The European border control agency, Frontex, says over 284,000 migrants attempted to enter Europe in 2014, with at least a third coming from sub-Saharan Africa. More than 7,400 came from Somalia.
"I dream of a life in Europe," said Ahmed, who is 21. He knows all about the dangers. He has heard of the mass drownings -- most recently of an estimated 900 people in a single tragedy -- and of the money-hungry militias turning Libya into a facsimile of his own home country, Somalia.
But he has also heard from friends who have made it, and he calculates the risk is worth taking.

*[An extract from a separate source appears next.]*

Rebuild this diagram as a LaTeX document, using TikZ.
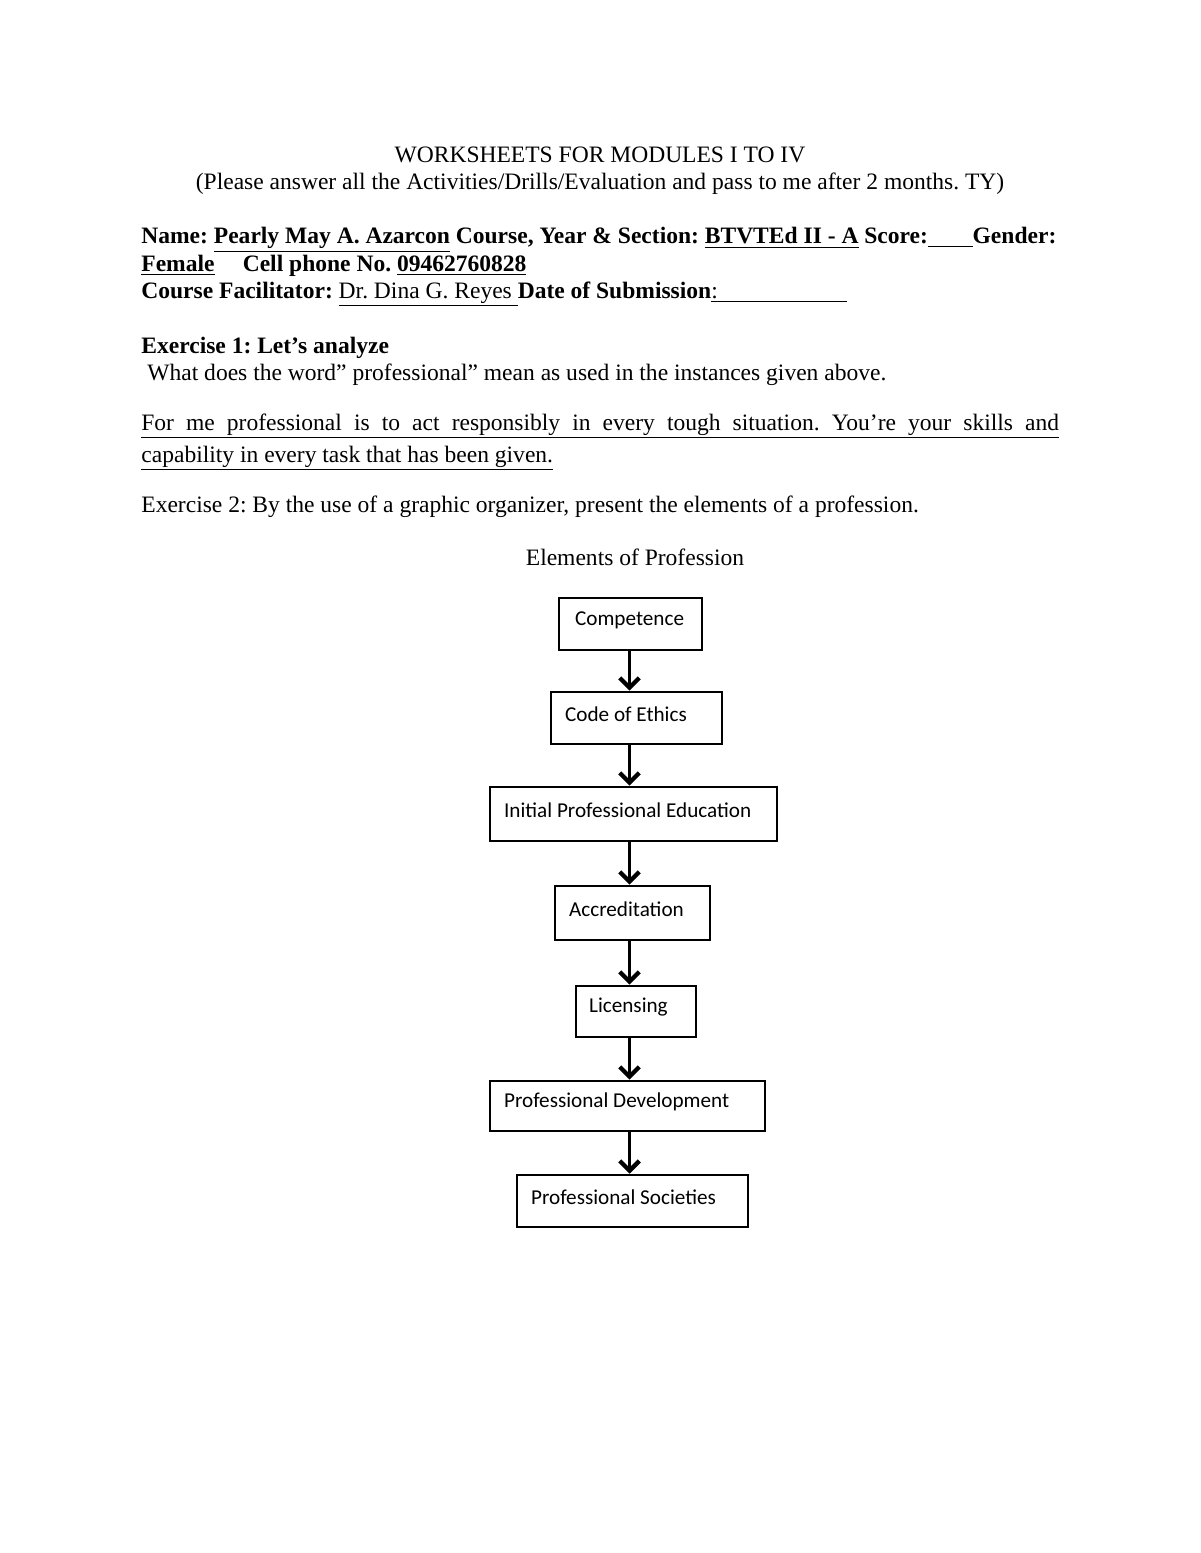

"I know about the difficulties, but if you compare them to the difficulties I already have here in the camp? They are more than that," he said. "There's no bright future here, for me or my children."
Ahmed is one of 350,000 Somali refugees living in the Dadaab refugee camps 80 kilometres (50 miles) from the border. They have come to Kenya in waves since 1991, propelled by civil war and famine.
The first arrivals fled their collapsing country as warlords wrested the state from dictator Mohamed Siad Barre. Famine came after and more crossed the border. Other large influxes followed a US-backed invasion by Ethiopia in 2006 and another famine in 2011.
Fed up with hosting the refugees and suspicious that the camps harbour terrorists from Somalia's Shebab militant group, Kenya now wants the refugees to leave.